Annette Schavan stepped down from government after the University of Düsseldorf found she had systematically quoted the work of others without proper reference in her PhD thesis, published in 1980.
However, Ms Schavan, who became federal science minister in 2005 and led the multi-billion euro university investment programme, known as the Excellence Initiative, told a press conference on 9 February that she will challenge Düsseldorf’s ruling.
Speaking alongside the German Chancellor Angela Merkel, Ms Schavan said: “I will not accept this decision – I neither copied nor deceived in my dissertation.
“The accusations have hurt me deeply,” she told reporters.
She said she had taken the decision to step down from her post to protect it, the government and her political party from dishonour.
“If a research minister files a suit against a university, that of course places strain on my office, my ministry, the government and the Christian Democratic Union,” she said.
Her resignation follows the decision of a Düsseldorf academic panel, which announced on 5 February that it found Ms Schavan had plagiarised parts of her PhD thesis in philosophy, which focused on the formation of conscience.

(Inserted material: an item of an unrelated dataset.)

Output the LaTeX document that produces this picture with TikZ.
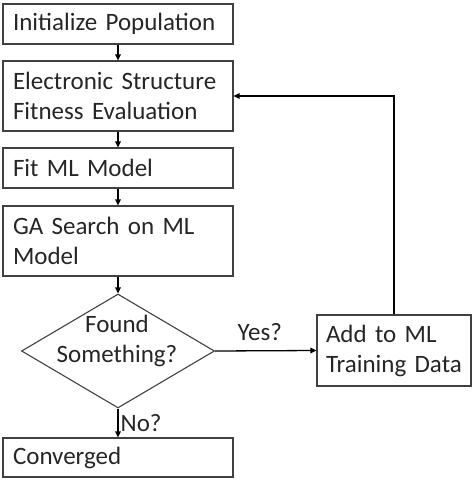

Her departure comes two years after the-then minister of defence Karl-Theodor zu Guttenberg was stripped of his doctorate and quit when it emerged that he had copied large parts of his thesis.
Ms Merkel said she accepted Ms Schavan’s resignation “with a heavy heart”, saying she “has made her mark as the most acknowledged education expert in our country.”
Ms Merkel is due to fight parliamentary elections in September and attempt to secure a third term in office.
Ms Schavan’s decision was also met with respect by the political opposition.
Social Democrat leader Sigmar Gabriel said she has been a “highly honourable and competent colleague”, while Katrin Göring-Eckardt, a leading member of the Green Party said Ms Schavan’s case is “in a sense tragic.”
Ms Schavan will be replaced by Johanna Wanka, the outgoing regional education minister in the state of Lower Saxony, in north-west Germany.